Melİsa Kurtuluş
Melİsa Kurtuluş
AUTUMN 2025 | September
Melisa Kurtuluş is a site-specific performance artist and researcher whose work unfolds at the intersection of memory, movement, sound, space, and bodily resistance. She approaches the body as a fragile archive shaped by both personal and collective wounds. Drawing from her background in physics and cinema, as well as experiential trainings in performance art, body and movement studies, and Mitakara, her interdisciplinary practice bridges analytical thought and creative expression.
Alongside her artistic production, Melisa leads workshops that focus on body, sound, and visual research. Since 2018, she has been an active member and co-founder of the Antakya Performative Collective, continuing her collaborative explorations of embodied practice.

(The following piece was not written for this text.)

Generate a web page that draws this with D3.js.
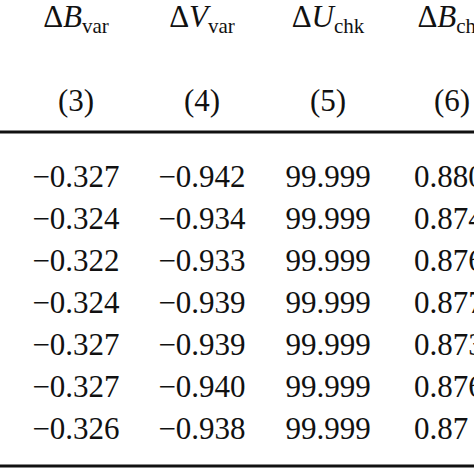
<!DOCTYPE html>
<html><head><meta charset="utf-8">
<script src="https://cdn.jsdelivr.net/npm/d3@7"></script>
<style>body{margin:0;background:#fff}</style>
</head><body><div id="plot"></div>
<script>
// table columns and values
var symbols = ['B','V','U','B'];
var subs = ['var','var','chk','chk'];
var colNums = ['(3)','(4)','(5)','(6)'];
var col3 = ['\u22120.327','\u22120.324','\u22120.322','\u22120.324','\u22120.327','\u22120.327','\u22120.326'];
var col4 = ['\u22120.942','\u22120.934','\u22120.933','\u22120.939','\u22120.939','\u22120.940','\u22120.938'];
var col5 = ['99.999','99.999','99.999','99.999','99.999','99.999','99.999'];
var col6 = ['0.880','0.874','0.876','0.877','0.873','0.876','0.87'];

var width = 474, height = 474;
var font = "'Liberation Serif','Times New Roman','DejaVu Serif',serif";
var svg = d3.select('#plot').append('svg').attr('width',width).attr('height',height)
	.attr('font-family',font).attr('fill','#111');

var x = d3.scaleOrdinal().domain([0,1,2,3]).range([76,202,328,452]);
var y = d3.scaleLinear().domain([0,6]).range([187,439]);

// header
var head = svg.append('g');
symbols.forEach(function(s,i){
	var t = head.append('text').attr('x',x(i)).attr('y',27).attr('text-anchor','middle').attr('font-family',font).attr('font-size',31);
	t.append('tspan').text('\u0394');
	t.append('tspan').attr('font-style','italic').text(s);
	t.append('tspan').attr('dy',6).attr('font-size',21).text(subs[i]);
	head.append('text').attr('x',x(i)).attr('y',111).attr('text-anchor','middle').attr('font-family',font).attr('font-size',31).text(colNums[i]);
});

svg.append('line').attr('x1',0).attr('x2',width).attr('y1',132).attr('y2',132).attr('stroke','#111').attr('stroke-width',3);
svg.append('line').attr('x1',0).attr('x2',width).attr('y1',466).attr('y2',466).attr('stroke','#111').attr('stroke-width',3);

[col3,col4,col5,col6].forEach(function(col,i){
	svg.selectAll('.c'+i).data(col).enter().append('text')
		.attr('x',i==3 ? 414 : x(i))
		.attr('y',function(d,j){return y(j);})
		.attr('text-anchor',i==3 ? 'start' : 'middle')
		.attr('font-family',font)
		.attr('font-size',31)
		.text(function(d){return d;});
});
</script></body></html>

During her residency at DAA, Melisa’s research extends beyond individual mourning to explore the possibilities of counter-witnessing. Her project reflects on the earthquakes of February 6, approaching them not only as a natural disaster but as a human-amplified destruction, focusing on the mountains and the devastation caused by stone quarries.
“If the mountains disappear,
what remains?
Can the historical witness of mountains be erased?”
Through these questions, Melisa seeks to weave layers of witnessing and counter-witnessing, opening a space of collective memory and resistance through voice, word, and movement.
Performance: Melisa Kurtuluş & Hatice Yıldız Züreyk
Date | September 20, 2025
Location | DAA Art Residency, Bodrum
As part of her residency at DAA, Melisa Kurtuluş presented a performance in collaboration with Hatice Yıldız Züreyk.
The work unfolded around themes of collective memory, ecological destruction, and embodied witnessing, moving beyond personal grief to reflect on shared loss and resilience. It centered on the mountains destroyed by stone quarries opened after the February 6 earthquakes, and gave form to their silenced testimony through voice, language, and movement.
Through this performance, the artists created a space for communal reflection and remembrance, echoing DAA’s ongoing commitment to supporting artistic practices that engage with the intersections of ecology, memory, and social consciousness.